On the 7th of February this year Rishi Sunak divided the Department of Business, Energy and Industrial Strategy (BEIS) into four new departments, one of these being the Department for Energy Security and Net Zero (DESNZ). Following the announcement, a list of priority outcomes for the department has been published, which focuses on lowering carbon emissions, energy security, and inflation.
DESNZ is due to pass the Energy Security Bill at some point soon, with it currently passing through the House of Lords. The bill includes measures for hydrogen and carbon capture and assessing end-uses for hydrogen in the UK, which is aided by the new Hydrogen Champion certification, meant to verify the sustainability of low-carbon hydrogen in order to incentivise further investment in hydrogen production and use across the country to accelerate hydrogen’s role in the UK's greener energy future.
The Energy Security Bill briefly mentions setting in motion the development of regulation for the nascent fusion energy sector (which also happens to use hydrogen), showing promising signs that the UK Government is keen on being a leading force in the hydrogen-powered future of green energy.
On January 13th, Chris Skidmore MP published the results of his Net-Zero Review, which was meant to map out a “pro-growth, pro-business” pathway to delivering the UK’s climate targets.

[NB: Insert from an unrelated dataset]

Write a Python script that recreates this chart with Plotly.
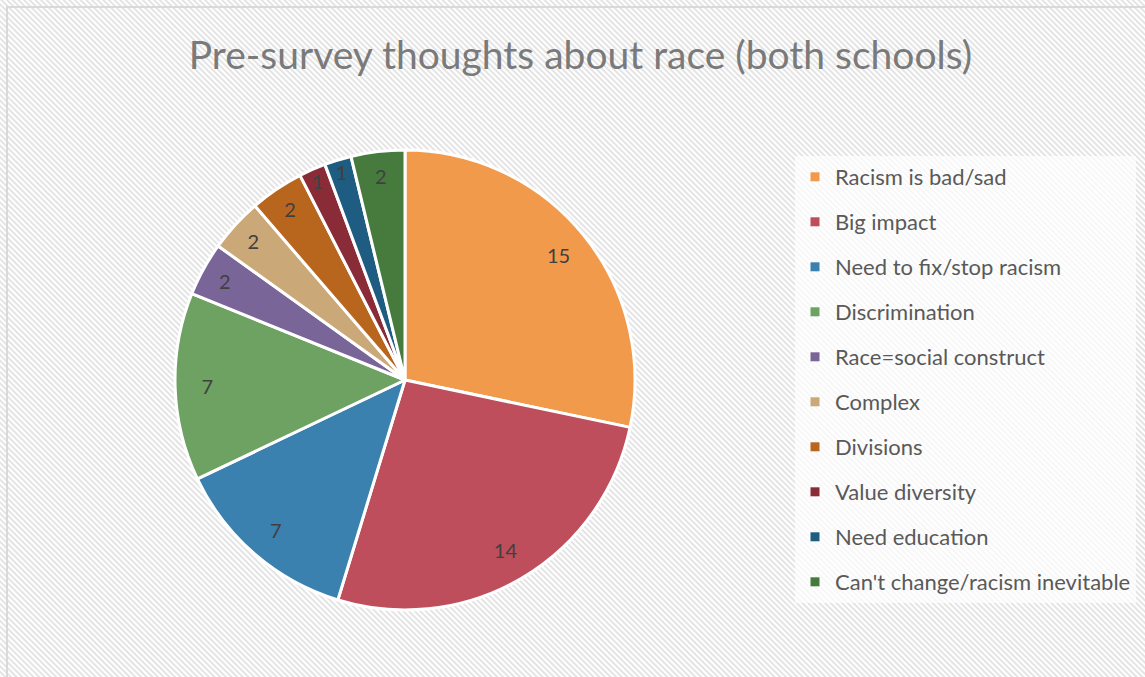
import base64
import plotly.graph_objects as go

categories = ["Racism is bad/sad", "Big impact", "Need to fix/stop racism", "Discrimination",
              "Race=social construct", "Complex", "Divisions", "Value diversity",
              "Need education", "Can't change/racism inevitable"]
values = [15, 14, 7, 7, 2, 2, 2, 1, 1, 2]
colors = ["#F29A4C", "#BE4E5B", "#3A81B0", "#6EA262", "#7A6598",
          "#CBA877", "#B8661D", "#8A2C38", "#1F5C82", "#467B3D"]
title_text = "Pre-survey thoughts about race (both schools)"

W, H = 1145, 677

hatch_svg = f'''<svg xmlns="http://www.w3.org/2000/svg" width="{W}" height="{H}">
<defs><pattern id="p" patternUnits="userSpaceOnUse" width="4" height="4" patternTransform="rotate(-45)">
<rect width="4" height="4" fill="#ffffff"/><rect width="2" height="4" fill="#e4e4e4"/></pattern></defs>
<rect x="0" y="0" width="{W}" height="{H}" fill="url(#p)"/></svg>'''
hatch_uri = "data:image/svg+xml;base64," + base64.b64encode(hatch_svg.encode()).decode()

pie_domain = dict(x=[175 / W, 635 / W], y=[(H - 610) / H, (H - 150) / H])

fig = go.Figure()
# filled slices
fig.add_trace(go.Pie(
    labels=categories, values=values, sort=False, direction="clockwise", rotation=0,
    marker=dict(colors=colors, line=dict(color="white", width=3)),
    textinfo="none", domain=pie_domain, showlegend=False, hoverinfo="label+value",
))
# value labels placed in the outer ring of the same slices
fig.add_trace(go.Pie(
    labels=categories, values=values, sort=False, direction="clockwise", rotation=0,
    hole=0.72,
    marker=dict(colors=["rgba(0,0,0,0)"] * len(values), line=dict(width=0)),
    textinfo="value", textposition="inside", insidetextorientation="horizontal",
    textfont=dict(family="Lato", size=20, color="#404040"),
    domain=pie_domain, showlegend=False, hoverinfo="skip",
))

for c, col in zip(categories, colors):
    fig.add_trace(go.Scatter(
        x=[None], y=[None], mode="markers", name=c, legendgroup=c,
        marker=dict(symbol="square", size=9, color=col),
        showlegend=True,
    ))

fig.update_layout(
    width=W, height=H,
    margin=dict(l=0, r=0, t=0, b=0),
    paper_bgcolor="white", plot_bgcolor="rgba(0,0,0,0)",
    xaxis=dict(visible=False), yaxis=dict(visible=False),
    title=dict(text=title_text, x=0.507, xanchor="center", y=1 - 55 / H, yanchor="middle",
               font=dict(family="Lato", size=39, color="#7a7a7a")),
    legend=dict(x=795 / W, xanchor="left", y=1 - 156 / H, yanchor="top",
                bgcolor="rgba(255,255,255,0.7)", tracegroupgap=13.4,
                traceorder="grouped",
                font=dict(family="Lato", size=22, color="#595959"),
                itemclick=False, itemdoubleclick=False),
    uniformtext=dict(minsize=20, mode="show"),
    images=[dict(source=hatch_uri, xref="paper", yref="paper", x=0, y=1,
                 sizex=1, sizey=1, sizing="stretch", layer="below",
                 xanchor="left", yanchor="top")],
    shapes=[dict(type="rect", xref="paper", yref="paper",
                 x0=7 / W, y0=-0.05, x1=1.05, y1=1 - 7 / H,
                 line=dict(color="#d9d9d9", width=2), fillcolor="rgba(0,0,0,0)")],
)

fig.write_html("out.html")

Skidmore’s concluded that the Government’s existing approach is not ambitious enough to realise the full scale of the potential social and economic benefits from the transition.
This lack of ambition is reflected in Hunt’s pledge to reduce the annual energy consumption of buildings and industry by a meagre 15% by 2035, which the Climate Change Committee (CCC) named as one of the slowest parts of the UK’s low-carbon transition. The international scientific consensus is that to prevent the worst climate damage, global net human-caused CO2 emissions need to fall by about 45% from 2010 levels by 2030, showing the government has to be a lot more ambitious if they want to achieve the goal of net-zero by 2050.

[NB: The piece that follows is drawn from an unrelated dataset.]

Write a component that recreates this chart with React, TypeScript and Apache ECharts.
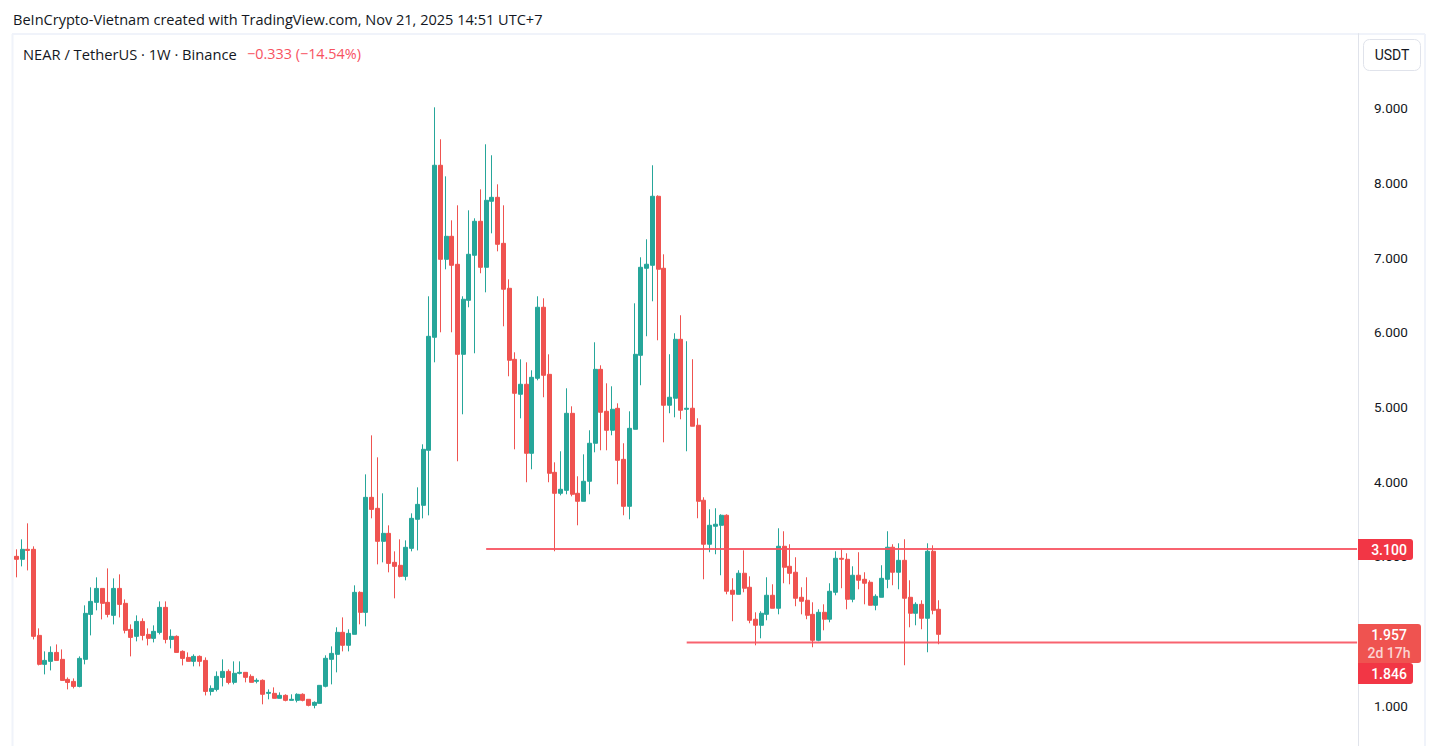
import { useEffect, useRef } from 'react'
import * as echarts from 'echarts'

// weekly candles
const opens = [
  3.001, 2.961, 3.095, 3.095, 1.943, 1.555, 1.595, 1.715, 1.622, 1.354,
  1.327, 1.26, 1.622, 2.224, 2.385, 2.572, 2.385, 2.211, 2.572, 2.372,
  2.023, 1.93, 2.13, 1.956, 1.903, 1.983, 2.318, 1.889, 1.93, 1.729,
  1.648, 1.595, 1.662, 1.608, 1.193, 1.22, 1.38, 1.461, 1.314, 1.435,
  1.448, 1.394, 1.328, 1.341, 1.167, 1.167, 1.1, 1.14, 1.073, 1.073,
  1.154, 1.087, 1.006, 1.033, 1.261, 1.622, 1.689, 1.984, 1.81, 1.957,
  2.519, 2.251, 3.791, 3.644, 3.202, 3.309, 2.921, 2.881, 2.733, 3.108,
  3.497, 3.684, 4.421, 5.934, 8.237, 6.978, 7.286, 6.911, 5.706, 6.429,
  7.032, 7.487, 6.871, 7.755, 7.808, 7.192, 6.59, 5.639, 5.171, 5.305,
  4.381, 5.385, 6.336, 5.438, 4.126, 3.845, 3.885, 4.916, 3.845, 3.738,
  4.006, 4.515, 5.505, 4.943, 4.689, 4.983, 4.3, 3.671, 4.702, 5.693,
  6.858, 6.898, 7.822, 6.858, 5.024, 5.118, 5.907, 4.97, 4.984, 4.756,
  3.752, 3.163, 3.404, 3.417, 3.551, 2.547, 2.493, 2.775, 2.587, 2.159,
  2.078, 2.225, 2.48, 2.306, 3.136, 2.868, 2.788, 2.453, 2.413, 2.225,
  1.877, 2.252, 2.159, 2.52, 2.975, 2.962, 2.426, 2.748, 2.694, 2.654,
  2.346, 2.453, 2.694, 3.123, 2.788, 2.948, 2.453, 2.239, 2.359, 2.172,
  3.069, 2.292,
]
const closes = [
  2.961, 3.095, 3.081, 1.93, 1.555, 1.608, 1.715, 1.608, 1.34, 1.313,
  1.26, 1.635, 2.238, 2.398, 2.572, 2.372, 2.224, 2.572, 2.358, 2.01,
  1.916, 2.13, 1.943, 1.903, 1.997, 2.318, 1.889, 1.93, 1.715, 1.635,
  1.595, 1.662, 1.595, 1.193, 1.233, 1.394, 1.461, 1.313, 1.435, 1.448,
  1.381, 1.314, 1.341, 1.154, 1.18, 1.1, 1.14, 1.073, 1.087, 1.154,
  1.073, 1.006, 1.046, 1.274, 1.636, 1.702, 1.984, 1.81, 1.97, 2.519,
  2.251, 3.791, 3.63, 3.202, 3.309, 2.907, 2.867, 2.733, 3.122, 3.51,
  3.697, 4.434, 5.947, 8.237, 6.978, 7.286, 6.898, 5.706, 6.443, 7.045,
  7.487, 6.871, 7.768, 7.808, 7.179, 6.577, 5.626, 5.184, 5.305, 4.381,
  5.398, 6.336, 5.425, 4.113, 3.845, 3.899, 4.916, 3.832, 3.738, 4.006,
  4.515, 5.505, 4.93, 4.689, 4.97, 4.287, 3.671, 4.715, 5.706, 6.871,
  6.912, 7.822, 6.845, 5.024, 5.131, 5.907, 4.957, 4.984, 4.743, 3.738,
  3.163, 3.417, 3.431, 3.551, 2.534, 2.493, 2.775, 2.574, 2.145, 2.078,
  2.239, 2.48, 2.306, 3.136, 2.855, 2.774, 2.44, 2.4, 2.212, 1.877,
  2.252, 2.159, 2.533, 2.975, 2.962, 2.426, 2.748, 2.681, 2.641, 2.346,
  2.466, 2.707, 3.123, 2.788, 2.948, 2.44, 2.239, 2.359, 2.172, 3.069,
  2.279, 1.957,
]
const lows = [
  2.72, 2.867, 2.813, 1.889, 1.541, 1.421, 1.474, 1.608, 1.34, 1.22,
  1.233, 1.247, 1.555, 1.943, 2.278, 2.157, 2.184, 2.09, 2.184, 1.97,
  1.662, 1.863, 1.876, 1.809, 1.849, 1.956, 1.836, 1.769, 1.715, 1.541,
  1.595, 1.528, 1.528, 1.139, 1.139, 1.193, 1.26, 1.287, 1.287, 1.421,
  1.314, 1.314, 1.301, 1.02, 1.087, 1.1, 1.1, 1.06, 1.073, 1.046,
  1.06, 0.993, 0.966, 1.033, 1.247, 1.287, 1.448, 1.729, 1.729, 1.957,
  2.091, 2.064, 3.51, 2.894, 2.921, 2.787, 2.439, 2.72, 2.68, 3.068,
  3.081, 3.51, 3.55, 5.599, 6.001, 6.844, 6.001, 4.274, 4.903, 6.336,
  5.72, 6.791, 6.536, 7.326, 7.085, 6.081, 5.412, 4.434, 4.849, 3.993,
  4.167, 5.358, 5.131, 3.993, 3.069, 3.818, 3.832, 3.805, 3.417, 3.738,
  3.832, 4.394, 4.421, 4.421, 4.622, 3.966, 3.551, 3.497, 4.702, 5.292,
  5.948, 6.416, 5.894, 4.528, 4.917, 4.863, 4.836, 4.408, 4.743, 3.511,
  2.694, 3.056, 3.029, 2.748, 2.493, 2.132, 2.493, 2.52, 2.105, 1.81,
  1.904, 2.145, 2.306, 2.225, 2.641, 2.627, 2.333, 2.225, 2.159, 1.784,
  1.864, 2.011, 2.118, 2.48, 2.574, 2.292, 2.386, 2.56, 2.359, 2.346,
  2.279, 2.453, 2.574, 2.614, 2.56, 1.543, 2.051, 2.078, 2.025, 1.717,
  2.225, 1.824,
]
const highs = [
  3.095, 3.229, 3.443, 3.135, 2.037, 1.729, 1.796, 1.822, 1.755, 1.38,
  1.367, 1.662, 2.345, 2.586, 2.72, 2.572, 2.84, 2.706, 2.76, 2.425,
  2.09, 2.211, 2.171, 2.037, 2.077, 2.398, 2.398, 2.023, 1.943, 1.742,
  1.715, 1.689, 1.675, 1.648, 1.273, 1.461, 1.622, 1.488, 1.595, 1.595,
  1.448, 1.421, 1.368, 1.354, 1.22, 1.247, 1.18, 1.154, 1.154, 1.167,
  1.167, 1.087, 1.06, 1.274, 1.676, 1.796, 2.051, 2.184, 2.024, 2.613,
  2.533, 4.099, 4.621, 4.327, 3.845, 3.416, 3.068, 3.229, 3.215, 3.577,
  3.925, 4.501, 6.483, 9.013, 8.585, 8.089, 7.5, 7.701, 6.483, 7.634,
  7.527, 7.915, 8.518, 8.371, 7.982, 7.701, 6.71, 5.733, 5.639, 5.599,
  5.492, 6.483, 6.456, 5.706, 4.26, 4.408, 5.251, 5.01, 4.073, 4.367,
  4.689, 5.867, 5.559, 5.318, 5.278, 5.05, 4.515, 4.943, 6.389, 7.005,
  7.246, 8.237, 7.835, 7.045, 5.707, 5.988, 6.229, 5.881, 5.64, 4.85,
  3.792, 3.631, 3.645, 3.564, 3.564, 2.708, 2.815, 3.082, 2.734, 2.252,
  2.266, 2.721, 2.627, 3.377, 3.337, 3.163, 2.989, 2.587, 2.721, 2.386,
  2.292, 2.359, 2.641, 3.069, 3.096, 3.042, 2.868, 3.056, 2.788, 2.68,
  2.493, 2.882, 3.337, 3.163, 3.176, 3.23, 2.681, 2.386, 2.413, 3.176,
  3.149, 2.413,
]

const tickLabels = [1, 3, 4, 5, 6, 7, 8, 9]

// empty weeks to the right of the last candle
const slotCount = 235
const categories = Array.from({ length: slotCount }, (_, i) => `W${i + 1}`)

const resistance = 3.1
const resistanceFrom = 82
const support = 1.846
const supportFrom = 117

const UP = '#26a69a'
const DOWN = '#ef5350'
const LEVEL = '#f7525f'
const TAG = '#f23645'
const TEXT = '#131722'
const FONT = '"Open Sans", Roboto, sans-serif'
const AXIS_FONT = 'Roboto, sans-serif'

export default function App() {
  const chartRef = useRef<HTMLDivElement>(null)

  useEffect(() => {
    if (!chartRef.current) return
    const chart = echarts.init(chartRef.current, undefined, { renderer: 'svg' })

    const levelLine = (value: number, from: number) =>
      categories.map((_, i) => (i >= from ? value : null))

    const priceTag = (y: number, height: number, width: number, color: string) => ({
      type: 'rect',
      z: 50,
      shape: { x: 1358, y, width, height, r: [0, 3, 3, 0] },
      style: { fill: color },
    })
    const tagText = (y: number, text: string, fill = '#ffffff') => ({
      type: 'text',
      z: 51,
      x: 1389,
      y,
      style: { text, fill, font: `500 14px ${AXIS_FONT}`, align: 'center', verticalAlign: 'middle' },
    })

    chart.setOption({
      animation: false,
      backgroundColor: '#ffffff',
      grid: { left: 13.43, top: 33.6, width: 1346.55, height: 746.9 },
      xAxis: {
        type: 'category',
        data: categories,
        boundaryGap: true,
        axisLine: { show: false },
        axisTick: { show: false },
        axisLabel: { show: false },
        splitLine: { show: false },
      },
      yAxis: {
        type: 'value',
        position: 'right',
        offset: -2,
        min: 0,
        max: 10,
        interval: 1,
        axisLine: { show: true, lineStyle: { color: '#e0e3eb', width: 1 } },
        axisTick: { show: false },
        splitLine: { show: false },
        axisLabel: {
          customValues: tickLabels,
          formatter: (v: number) => v.toFixed(3),
          color: TEXT,
          fontFamily: AXIS_FONT,
          fontSize: 13.5,
          margin: 16,
        },
      },
      series: [
        {
          type: 'candlestick',
          barWidth: 4.5,
          data: opens.map((o, i) => [o, closes[i], lows[i], highs[i]]),
          itemStyle: {
            color: UP,
            color0: DOWN,
            borderColor: UP,
            borderColor0: DOWN,
            borderWidth: 1,
          },
        },
        {
          type: 'line',
          data: levelLine(resistance, resistanceFrom),
          symbol: 'none',
          silent: true,
          lineStyle: { color: LEVEL, width: 2, opacity: 0.9 },
          z: 5,
        },
        {
          type: 'line',
          data: levelLine(support, supportFrom),
          symbol: 'none',
          silent: true,
          lineStyle: { color: LEVEL, width: 2, opacity: 0.9 },
          z: 5,
        },
      ],
      graphic: [
        {
          type: 'text',
          x: 13,
          y: 19,
          style: {
            text: 'BeInCrypto-Vietnam created with TradingView.com, Nov 21, 2025 14:51 UTC+7',
            fill: TEXT,
            font: `14.55px ${FONT}`,
            verticalAlign: 'middle',
          },
        },
        {
          type: 'text',
          x: 23,
          y: 53.5,
          style: {
            text: 'NEAR / TetherUS · 1W · Binance',
            fill: TEXT,
            font: `14.7px ${FONT}`,
            verticalAlign: 'middle',
          },
        },
        {
          type: 'text',
          x: 247,
          y: 53.5,
          style: {
            text: '−0.333 (−14.54%)',
            fill: LEVEL,
            font: `14.4px ${FONT}`,
            verticalAlign: 'middle',
          },
        },
        // pane frame
        { type: 'line', shape: { x1: 12, y1: 34, x2: 1425, y2: 34 }, style: { stroke: '#f0f3fa', lineWidth: 2 } },
        { type: 'line', shape: { x1: 12.5, y1: 34, x2: 12.5, y2: 746 }, style: { stroke: '#f0f3fa', lineWidth: 2 } },
        { type: 'line', shape: { x1: 1425, y1: 34, x2: 1425, y2: 746 }, style: { stroke: '#f0f3fa', lineWidth: 2 } },
        // currency button
        {
          type: 'rect',
          shape: { x: 1363.5, y: 39.5, width: 57, height: 31, r: 6 },
          style: { fill: '#ffffff', stroke: '#e0e3eb', lineWidth: 1 },
        },
        {
          type: 'text',
          x: 1392,
          y: 55,
          style: { text: 'USDT', fill: TEXT, font: `14px ${AXIS_FONT}`, align: 'center', verticalAlign: 'middle' },
        },
        // price tags on the axis
        priceTag(539, 21, 55, TAG),
        tagText(549.5, '3.100'),
        priceTag(663, 21, 55, TAG),
        tagText(674, '1.846'),
        priceTag(624, 39, 63, DOWN),
        tagText(634.5, '1.957'),
        tagText(653, '2d 17h', '#fbd3d2'),
      ],
    })

    return () => {
      chart.dispose()
    }
  }, [])

  return (
    <div
      style={{
        position: 'fixed',
        left: 0,
        top: 0,
        width: 1438,
        height: 746,
        overflow: 'hidden',
        background: '#ffffff',
      }}
    >
      <div ref={chartRef} style={{ width: 1438, height: 781 }} />
    </div>
  )
}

Whether any of these criticisms will be sufficiently addressed is another matter, given the Government’s history of commissioning environment-related reviews and then only actualising certain parts of them with less-than-ambitious goals.

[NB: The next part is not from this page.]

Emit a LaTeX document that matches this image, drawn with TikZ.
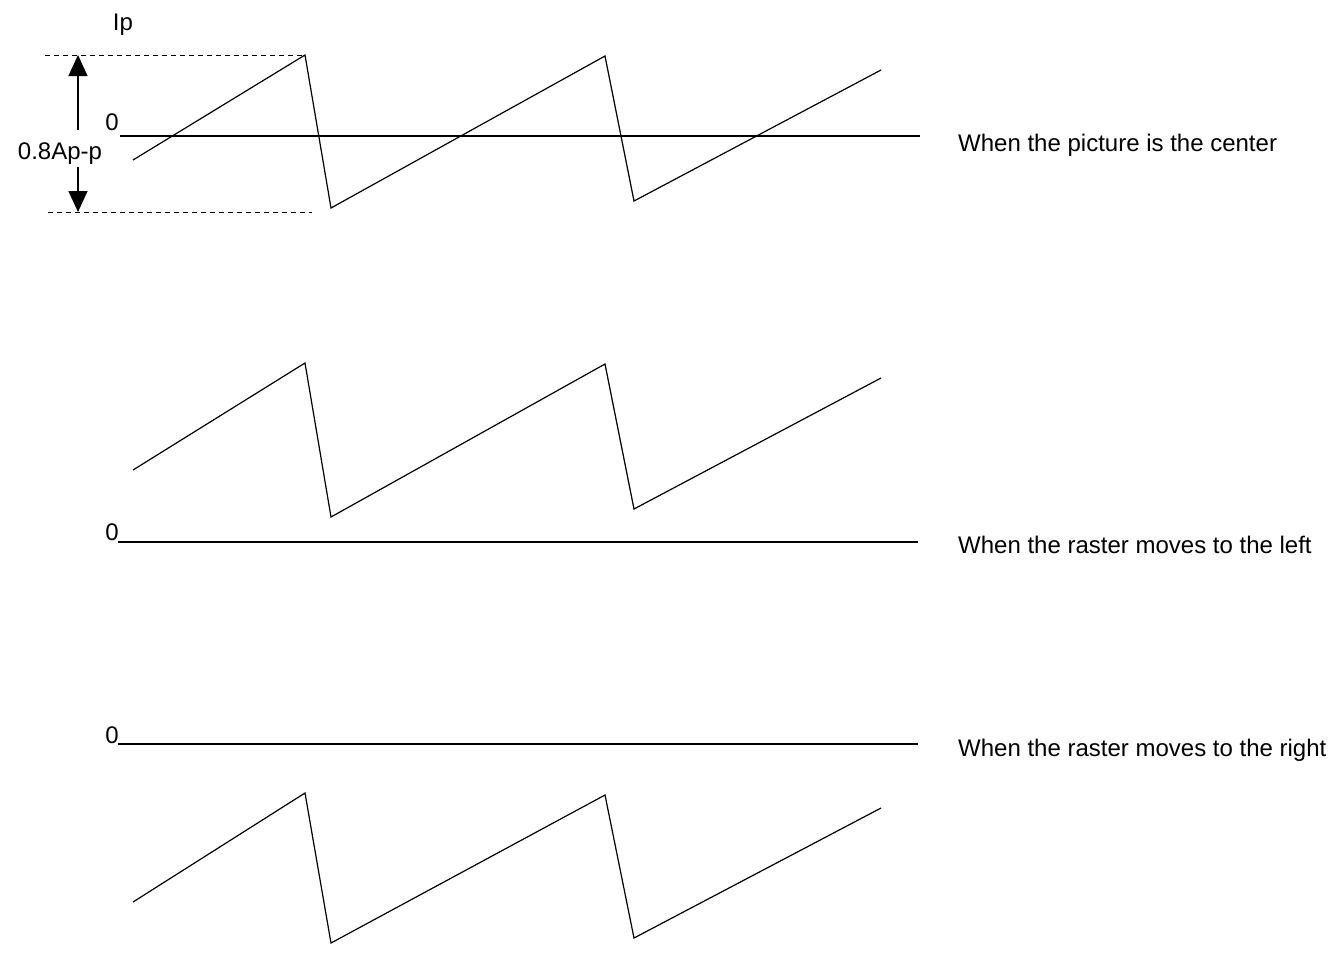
\documentclass[tikz,border=0pt]{standalone}
\usepackage{fontspec}
\setmainfont{Liberation Sans}
\usetikzlibrary{arrows.meta}
\begin{document}
\begin{tikzpicture}[x=1pt,y=-1pt,
  wave/.style={line width=1.2pt,line join=miter},
  zeroline/.style={line width=1.1pt},
  guide/.style={line width=1pt,dash pattern=on 5pt off 4pt},
  lbl/.style={inner sep=0pt,font=\fontsize{24}{26}\selectfont},
  dim/.style={line width=1.2pt,-{Triangle[width=19pt,length=21pt]}}]
\useasboundingbox (0,0) rectangle (1332,956);
% top
\foreach \n/\x/\y in {a/133/160,b/305/55,c/331/208,d/605/56,e/634/201,f/881/70}
  \coordinate (t\n) at (\x,\y);
\draw[wave] (ta) -- (tb) -- (tc) -- (td) -- (te) -- (tf);
\coordinate (tz1) at (120,136); \coordinate (tz2) at (920,136);
\draw[zeroline] (tz1) -- (tz2);
\coordinate (g1a) at (45,55); \draw[guide] (g1a) -- (tb);
\coordinate (g2a) at (48,212); \coordinate (g2b) at (312,212); \draw[guide] (g2a) -- (g2b);
\node[lbl] (amp) at (60,154) {0.8Ap-p};
\coordinate (arTop) at (78,55); \coordinate (arBot) at (78,212);
\coordinate (arS1) at (78,130); \coordinate (arS2) at (78,167);
\draw[dim] (arS1) -- (arTop);
\draw[dim] (arS2) -- (arBot);
\node[lbl] (ip) at (123,25) {Ip};
\node[lbl] (z1) at (112,122) {0};
\node[lbl,anchor=west] (c1) at (958,145) {When the picture is the center};
% middle
\foreach \n/\x/\y in {a/133/470,b/305/363,c/331/517,d/605/364,e/634/509,f/881/378}
  \coordinate (m\n) at (\x,\y);
\draw[wave] (ma) -- (mb) -- (mc) -- (md) -- (me) -- (mf);
\coordinate (mz1) at (118,542); \coordinate (mz2) at (918,542);
\draw[zeroline] (mz1) -- (mz2);
\node[lbl] (z2) at (112,532) {0};
\node[lbl,anchor=west] (c2) at (958,545) {When the raster moves to the left};
% bottom
\foreach \n/\x/\y in {a/133/902,b/305/793,c/331/943,d/605/795,e/634/938,f/881/808}
  \coordinate (b\n) at (\x,\y);
\draw[wave] (ba) -- (bb) -- (bc) -- (bd) -- (be) -- (bf);
\coordinate (bz1) at (118,744); \coordinate (bz2) at (918,744);
\draw[zeroline] (bz1) -- (bz2);
\node[lbl] (z3) at (112,735) {0};
\node[lbl,anchor=west] (c3) at (958,750) {When the raster moves to the right};
\end{tikzpicture}
\end{document}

Regarding the ‘energy security’ part of the DESNZ, the government will continue the long process of reshaping the energy market in the UK to break the relationship between global wholesale fossil fuel prices and wholesale electricity prices for electricity generated in the UK. With a growing demand for electricity and increasing fossil fuel prices, this is becoming less and less sustainable, as shown by a recent Carbon Tracker analysis which concluded that the relationship added £7.2 billion to energy costs from 2021-22. In the past year, this relationship has been felt throughout the entire country in the cost-of-living crisis, presenting a solid case to fast-track this process.
In conclusion, the DESNZ’s recognition of the role of hydrogen and fusion in the future of sustainable energy is impressive, and giving net-zero a seat in the Cabinet Office will undoubtedly increase its significance in both the public and private sectors. That said, it is important that the government recognises the requirement for both business model and infrastructure changes across the entire economy to accommodate an economy-wide switch to sustainable energy. The DESNZ is not obscuring this fact, naming one of its main long-term priorities as coordinating net-zero objectives across government, although it will be interesting to see how they action this while attempting to maintain an efficient transition to net-zero.